[BEGIN Data in this exercise]
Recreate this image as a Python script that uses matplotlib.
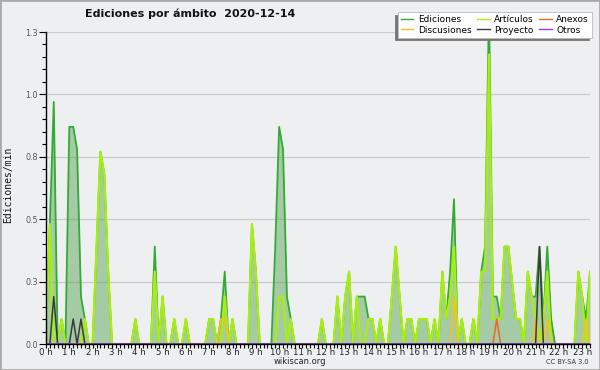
import matplotlib.pyplot as plt
import numpy as np
from matplotlib.patches import Rectangle

# 10-minute bins from 0:00 to 23:20 (edits per minute), one row per hour
ediciones = [
    0, 0.48, 0.97, 0, 0.1, 0,
    0.87, 0.87, 0.78, 0.19, 0.1, 0,
    0, 0.39, 0.77, 0.68, 0.29, 0,
    0, 0, 0, 0, 0, 0.1,
    0, 0, 0, 0, 0.39, 0,
    0.19, 0, 0, 0.1, 0, 0,
    0.1, 0, 0, 0, 0, 0,
    0.1, 0.1, 0, 0.1, 0.29, 0,
    0.1, 0, 0, 0, 0, 0.48,
    0.29, 0, 0, 0, 0, 0.39,
    0.87, 0.78, 0.19, 0.1, 0, 0,
    0, 0, 0, 0, 0, 0.1,
    0, 0, 0, 0.19, 0, 0.19,
    0.29, 0, 0.19, 0.19, 0.19, 0.1,
    0.1, 0, 0.1, 0, 0, 0.19,
    0.39, 0.19, 0, 0.1, 0.1, 0,
    0.1, 0.1, 0.1, 0, 0.1, 0,
    0.29, 0.1, 0.29, 0.58, 0, 0.1,
    0, 0, 0.1, 0, 0.29, 0.39,
    1.35, 0.19, 0.19, 0.1, 0.39, 0.39,
    0.24, 0.1, 0.1, 0, 0.29, 0.19,
    0.19, 0.39, 0.1, 0.39, 0.1, 0,
    0, 0, 0, 0, 0, 0.29,
    0.19, 0.1, 0.29,
]
articulos = [
    0, 0.48, 0, 0, 0.1, 0,
    0, 0, 0, 0, 0.1, 0,
    0, 0.39, 0.77, 0.68, 0.29, 0,
    0, 0, 0, 0, 0, 0.1,
    0, 0, 0, 0, 0.29, 0,
    0.19, 0, 0, 0.1, 0, 0,
    0.1, 0, 0, 0, 0, 0,
    0.1, 0.1, 0, 0, 0.19, 0,
    0.1, 0, 0, 0, 0, 0.48,
    0.29, 0, 0, 0, 0, 0,
    0.19, 0.19, 0, 0.1, 0, 0,
    0, 0, 0, 0, 0, 0.1,
    0, 0, 0, 0.19, 0, 0.19,
    0.29, 0, 0.19, 0, 0, 0.1,
    0.1, 0, 0.1, 0, 0, 0.19,
    0.39, 0.19, 0, 0.1, 0.1, 0,
    0.1, 0.1, 0.1, 0, 0.1, 0,
    0.29, 0.1, 0.19, 0.39, 0, 0.1,
    0, 0, 0.1, 0, 0.29, 0.29,
    1.16, 0.1, 0.1, 0.1, 0.39, 0.39,
    0.24, 0.1, 0.1, 0, 0.29, 0.19,
    0.1, 0, 0.1, 0.29, 0, 0,
    0, 0, 0, 0, 0, 0.29,
    0.19, 0, 0.29,
]
n = len(ediciones)
discusiones = [0.0] * n
anexos = [0.0] * n
proyecto = [0.0] * n
otros = [0.0] * n
for i, v in [(45, 0.1), (46, 0.1), (105, 0.19), (126, 0.1), (129, 0.1), (139, 0.1)]:
    discusiones[i] = v
for i, v in [(116, 0.1)]:
    anexos[i] = v
for i, v in [(2, 0.19), (7, 0.1), (9, 0.1), (127, 0.39)]:
    proyecto[i] = v

hours = np.arange(n) / 6.0
hour_labels = [f"{h} h" for h in range(24)]
ytick_vals = [0, 0.25, 0.5, 0.75, 1.0, 1.25]
ytick_labels = ["0.0", "0.3", "0.5", "0.8", "1.0", "1.3"]

bg = "#eeeff1"
fig = plt.figure(figsize=(6, 3.7), dpi=100, facecolor=bg)
ax = fig.add_axes([46 / 600, 26 / 370, 544 / 600, 312 / 370], facecolor=bg)

ax.fill_between(hours, ediciones, 0, color="#3f9a3f", alpha=0.42, linewidth=0, zorder=1)
ax.plot(hours, ediciones, color="#33aa33", lw=1.3, label="Ediciones", zorder=2)
ax.plot(hours, articulos, color="#a8ee10", lw=1.6, label="Artículos", zorder=2.1)
ax.plot(hours, discusiones, color="#f2c21e", lw=1.2, label="Discusiones", zorder=2.2)
ax.plot(hours, anexos, color="#ee6a2a", lw=1.2, label="Anexos", zorder=2.2)
ax.plot(hours, proyecto, color="#3a3a3a", lw=1.1, label="Proyecto", zorder=2.3)
ax.plot(hours, otros, color="#8a44e0", lw=1.1, label="Otros", zorder=2.3)

ax.set_xlim(0, hours[-1])
ax.set_ylim(0, 1.25)
ax.set_yticks(ytick_vals)
ax.set_yticklabels(ytick_labels)
ax.set_yticks(np.arange(0, 1.26, 0.05), minor=True)
ax.set_xticks(range(24))
ax.set_xticklabels(hour_labels)
ax.set_xticks(hours, minor=True)
ax.tick_params(axis="y", which="major", length=5, width=0.8, labelsize=5.8, labelcolor="#555555", pad=1)
ax.tick_params(axis="y", which="minor", length=3, width=0.8)
ax.tick_params(axis="x", which="both", length=3, width=0.8, labelsize=6.2, labelcolor="#222222", pad=0)
ax.grid(axis="y", which="major", color="#cccccc", lw=0.9)
ax.set_axisbelow(True)
for s in ["top", "right"]:
    ax.spines[s].set_visible(False)
for s in ["left", "bottom"]:
    ax.spines[s].set_linewidth(1)
    ax.spines[s].set_zorder(5)

handles, labels = ax.get_legend_handles_labels()
order = [0, 2, 1, 4, 3, 5]
leg = ax.legend([handles[i] for i in order], [labels[i] for i in order],
                ncol=3, loc="upper right", bbox_to_anchor=(592 / 600, 1 - 12 / 370),
                bbox_transform=fig.transFigure, fontsize=6.5, frameon=True,
                fancybox=False, handlelength=1.4, handletextpad=0.5,
                columnspacing=0.6, labelspacing=0.15, borderpad=0.35,
                borderaxespad=0, shadow={"ox": -2, "oy": -2, "color": "#777777", "alpha": 1})
leg.get_frame().set_edgecolor("#bbbbbb")
leg.get_frame().set_linewidth(0.6)
for line in leg.get_lines():
    line.set_linewidth(1.0)

fig.text(190 / 600, 1 - 14 / 370, "Ediciones por ámbito  2020-12-14", ha="center", va="center",
         fontsize=8, fontweight="bold", color="#111111")
fig.text(8 / 600, 1 - 185 / 370, "Ediciones/min", rotation=90, ha="center", va="center",
         fontsize=7, family="DejaVu Sans Mono", color="#111111")
fig.text(300 / 600, 1 - 362 / 370, "wikiscan.org", ha="center", va="center", fontsize=6, color="#222222")
fig.text(589 / 600, 1 - 362 / 370, "CC BY-SA 3.0", ha="right", va="center", fontsize=4.8, color="#333333")
fig.patches.append(Rectangle((0, 0), 1, 1, transform=fig.transFigure, fill=False,
                             edgecolor="#aaaaaa", lw=2, figure=fig))

fig.savefig("out.png", dpi=100, facecolor=bg)
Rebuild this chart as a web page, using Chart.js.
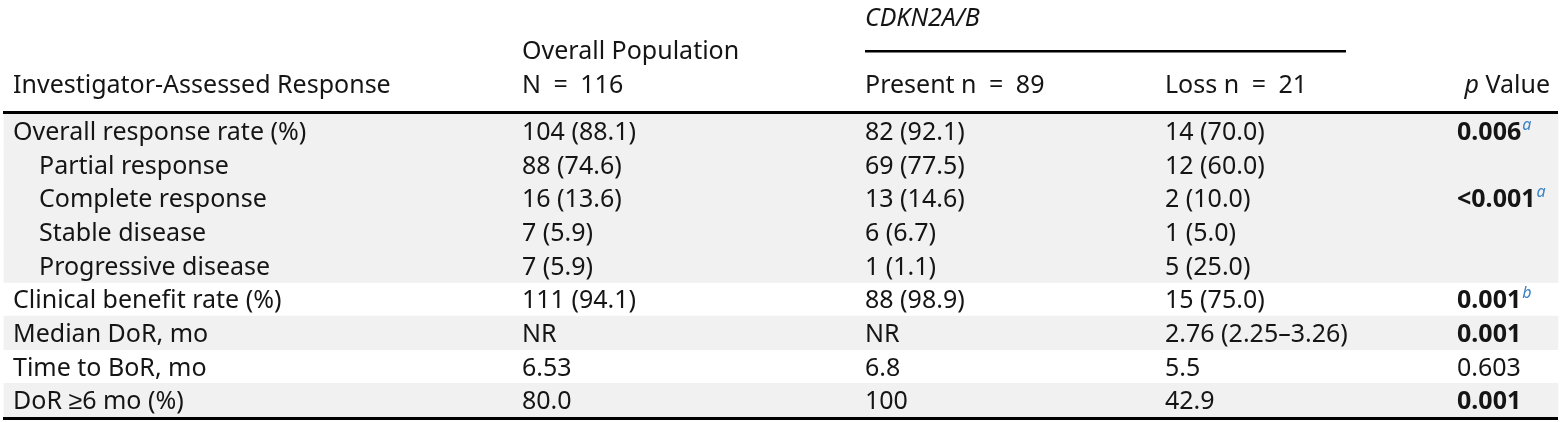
<!DOCTYPE html>
<html>
<head>
<meta charset="utf-8">
<script src="https://cdn.jsdelivr.net/npm/chart.js@4.4.1/dist/chart.umd.min.js"></script>
<style>
  html, body { margin: 0; padding: 0; background: #ffffff; }
  #wrap { width: 1562px; height: 422px; position: relative; }
</style>
</head>
<body>
<div id="wrap"><canvas id="tabela"></canvas></div>
<script>
// table content
const rowLabels = [
    "Overall response rate (%)",
    "Partial response",
    "Complete response",
    "Stable disease",
    "Progressive disease",
    "Clinical benefit rate (%)",
    "Median DoR, mo",
    "Time to BoR, mo",
    "DoR \u22656 mo (%)",
];
const subRows = [false, true, true, true, true, false, false, false, false];
const overallPop = ["104 (88.1)", "88 (74.6)", "16 (13.6)", "7 (5.9)", "7 (5.9)", "111 (94.1)", "NR", "6.53", "80.0"];
const cdknPresent = ["82 (92.1)", "69 (77.5)", "13 (14.6)", "6 (6.7)", "1 (1.1)", "88 (98.9)", "NR", "6.8", "100"];
const cdknLoss = ["14 (70.0)", "12 (60.0)", "2 (10.0)", "1 (5.0)", "5 (25.0)", "15 (75.0)", "2.76 (2.25\u20133.26)", "5.5", "42.9"];
const pValues = ["0.006", "", "<0.001", "", "", "0.001", "0.001", "0.603", "0.001"];
const pNotes = ["a", "", "a", "", "", "b", "", "", ""];
const pBold = [true, false, true, false, false, true, true, false, true];
const shadedRows = [true, true, true, true, true, false, true, false, true];

const headers = {
    first: "Investigator-Assessed Response",
    overall: ["Overall Population", "N\u2002=\u2002116"],
    group: "CDKN2A/B",
    present: "Present n\u2002=\u200289",
    loss: "Loss n\u2002=\u200221",
    p: ["p", " Value"],
};

const FONT = "'Noto Sans', sans-serif";
const FS = 25;
const TXT = "#151515";
const NOTE = "#3b82c4";
const TABLE_W = 1562;
const colX = [13, 522, 865, 1165, 1457];

function setFont(ctx, style, weight, size) {
    ctx.font = style + " " + weight + " " + size + "px " + FONT;
}

function drawNote(ctx, note, x, y) {
    setFont(ctx, "italic", "normal", 16);
    ctx.fillStyle = NOTE;
    ctx.fillText(note, x + 1, y - 10);
    ctx.fillStyle = TXT;
}

const tablePlugin = {
    id: "tableText",
    afterDatasetsDraw(chart) {
        const { ctx, scales: { x, y }, chartArea } = chart;
        const top = chartArea.top;
        ctx.save();
        ctx.textBaseline = "alphabetic";
        ctx.textAlign = "left";
        ctx.fillStyle = TXT;

        // corpo
        rowLabels.forEach((label, i) => {
            const base = y.getPixelForValue(i) + 9;
            setFont(ctx, "normal", "normal", FS);
            ctx.fillText(label, x.getPixelForValue(colX[0] + (subRows[i] ? 26 : 0)), base);
            ctx.fillText(overallPop[i], x.getPixelForValue(colX[1]), base);
            ctx.fillText(cdknPresent[i], x.getPixelForValue(colX[2]), base);
            ctx.fillText(cdknLoss[i], x.getPixelForValue(colX[3]), base);
            if (pValues[i]) {
                setFont(ctx, "normal", pBold[i] ? "bold" : "normal", FS);
                const px = x.getPixelForValue(colX[4]);
                ctx.fillText(pValues[i], px, base);
                if (pNotes[i]) {
                    const w = ctx.measureText(pValues[i]).width;
                    drawNote(ctx, pNotes[i], px + w, base);
                }
            }
        });

        // cabecalho
        setFont(ctx, "normal", "normal", FS);
        const h2 = top - 21;
        const h1 = top - 55;
        ctx.fillText(headers.first, x.getPixelForValue(colX[0]), h2);
        ctx.fillText(headers.overall[0], x.getPixelForValue(colX[1]), h1);
        ctx.fillText(headers.overall[1], x.getPixelForValue(colX[1]), h2);
        ctx.fillText(headers.present, x.getPixelForValue(colX[2]), h2);
        ctx.fillText(headers.loss, x.getPixelForValue(colX[3]), h2);
        const rightEdge = x.getPixelForValue(1550);
        ctx.textAlign = "right";
        const vw = ctx.measureText(headers.p[1]).width;
        ctx.fillText(headers.p[1], rightEdge, h2);
        setFont(ctx, "italic", "normal", FS);
        ctx.fillText(headers.p[0], rightEdge - vw, h2);
        ctx.textAlign = "left";
        ctx.fillText(headers.group, x.getPixelForValue(colX[2]), top - 88);

        // linhas
        ctx.strokeStyle = "#000000";
        ctx.lineWidth = 3;
        ctx.beginPath();
        ctx.moveTo(x.getPixelForValue(3), top - 1.5);
        ctx.lineTo(x.getPixelForValue(1558), top - 1.5);
        ctx.moveTo(x.getPixelForValue(3), chartArea.bottom + 1.5);
        ctx.lineTo(x.getPixelForValue(1558), chartArea.bottom + 1.5);
        ctx.stroke();
        ctx.lineWidth = 2.5;
        ctx.beginPath();
        ctx.moveTo(x.getPixelForValue(865), top - 62.8);
        ctx.lineTo(x.getPixelForValue(1346), top - 62.8);
        ctx.stroke();
        ctx.restore();
    },
};

new Chart(document.getElementById("tabela").getContext("2d"), {
    type: "bar",
    data: {
        labels: rowLabels,
        datasets: [
            {
                data: shadedRows.map((s) => (s ? [4, 1558] : null)),
                backgroundColor: "#f1f1f1",
                borderWidth: 0,
                barPercentage: 1,
                categoryPercentage: 1,
            },
        ],
    },
    options: {
        indexAxis: "y",
        responsive: true,
        maintainAspectRatio: false,
        animation: false,
        layout: { padding: { top: 114, bottom: 5, left: 0, right: 0 } },
        plugins: { legend: { display: false }, tooltip: { enabled: false } },
        scales: {
            x: { type: "linear", min: 0, max: TABLE_W, display: false },
            y: { type: "category", display: false, offset: true },
        },
    },
    plugins: [tablePlugin],
});
</script>
</body>
</html>
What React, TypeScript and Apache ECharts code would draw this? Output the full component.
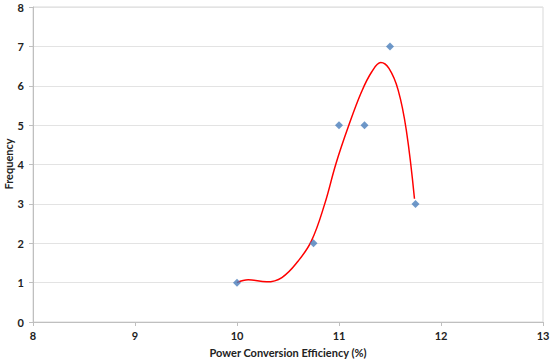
import React, { useEffect, useRef } from "react";
import * as echarts from "echarts";

const pointX = [10, 10.75, 11, 11.25, 11.5, 11.75];
const pointY = [1, 2, 5, 5, 7, 3];

const curveX = [10.0, 10.11, 10.29, 10.44, 10.6, 10.73, 10.86, 10.97, 11.09, 11.22, 11.32, 11.41, 11.49, 11.58, 11.66, 11.74];
const curveY = [1.0, 1.07, 1.02, 1.13, 1.55, 2.06, 3.0, 4.02, 4.95, 5.84, 6.35, 6.59, 6.44, 5.89, 4.87, 3.13];

const xTitle = "Power Conversion Efficiency (%)";
const yTitle = "Frequency";

export default function App() {
  const ref = useRef<HTMLDivElement>(null);
  useEffect(() => {
    document.body.style.margin = "0";
    const chart = echarts.init(ref.current!, undefined, { renderer: "svg" });
    const font = "Lato, 'Open Sans', sans-serif";
    chart.setOption({
      animation: false,
      backgroundColor: "#ffffff",
      grid: {
        left: 33,
        right: 7,
        top: 7,
        bottom: 37,
        containLabel: false,
        outerBoundsMode: "none",
        show: true,
        borderColor: "#d9d9d9",
        borderWidth: 1,
      },
      graphic: [
        {
          type: "text",
          x: 8,
          y: 164,
          rotation: Math.PI / 2,
          style: {
            text: yTitle,
            fontFamily: font,
            fontSize: 11,
            fontWeight: "bold",
            fill: "#222",
            align: "center",
            verticalAlign: "middle",
          },
        },
      ],
      xAxis: {
        type: "value",
        min: 8,
        max: 13,
        interval: 1,
        name: xTitle,
        nameLocation: "middle",
        nameGap: 25,
        nameTextStyle: { fontFamily: font, fontSize: 11, fontWeight: "bold", color: "#222" },
        axisLine: { show: true, onZero: false, lineStyle: { color: "#bfbfbf", width: 1 } },
        axisTick: { show: true, length: 4, lineStyle: { color: "#bfbfbf" } },
        axisLabel: { fontFamily: font, fontSize: 11, fontWeight: "bold", color: "#222", margin: 8 },
        splitLine: { show: false },
      },
      yAxis: {
        type: "value",
        min: 0,
        max: 8,
        interval: 1,
        axisLine: { show: true, onZero: false, lineStyle: { color: "#bfbfbf", width: 1 } },
        axisTick: { show: true, length: 4, lineStyle: { color: "#bfbfbf" } },
        axisLabel: { fontFamily: font, fontSize: 11, fontWeight: "bold", color: "#222", margin: 9 },
        splitLine: { show: true, lineStyle: { color: "#e3e3e3", width: 1 } },
      },
      series: [
        {
          type: "line",
          data: curveX.map((x, i) => [x, curveY[i]]),
          smooth: 0.4,
          showSymbol: false,
          symbol: "none",
          lineStyle: { color: "#ff0000", width: 1.5 },
          z: 2,
        },
        {
          type: "scatter",
          data: pointX.map((x, i) => [x, pointY[i]]),
          symbol: "diamond",
          symbolSize: 8,
          itemStyle: { color: "#4a7ebb" },
          z: 3,
        },
      ],
    });
    return () => chart.dispose();
  }, []);
  return <div ref={ref} style={{ width: 550, height: 359 }} />;
}
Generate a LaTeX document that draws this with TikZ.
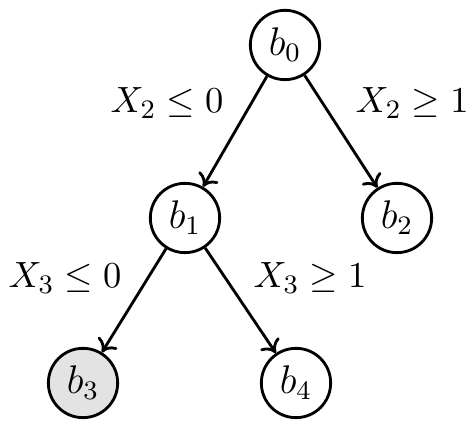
[END Data in this exercise]
◆ Goal: Repeat only what lies between the start of the data and the end of the line containing "from matplotlib.patches import Rectangle", exactly, with pictures left out.

◆ Task output:
Recreate this image as a Python script that uses matplotlib.
import matplotlib.pyplot as plt
import numpy as np
from matplotlib.patches import Rectangle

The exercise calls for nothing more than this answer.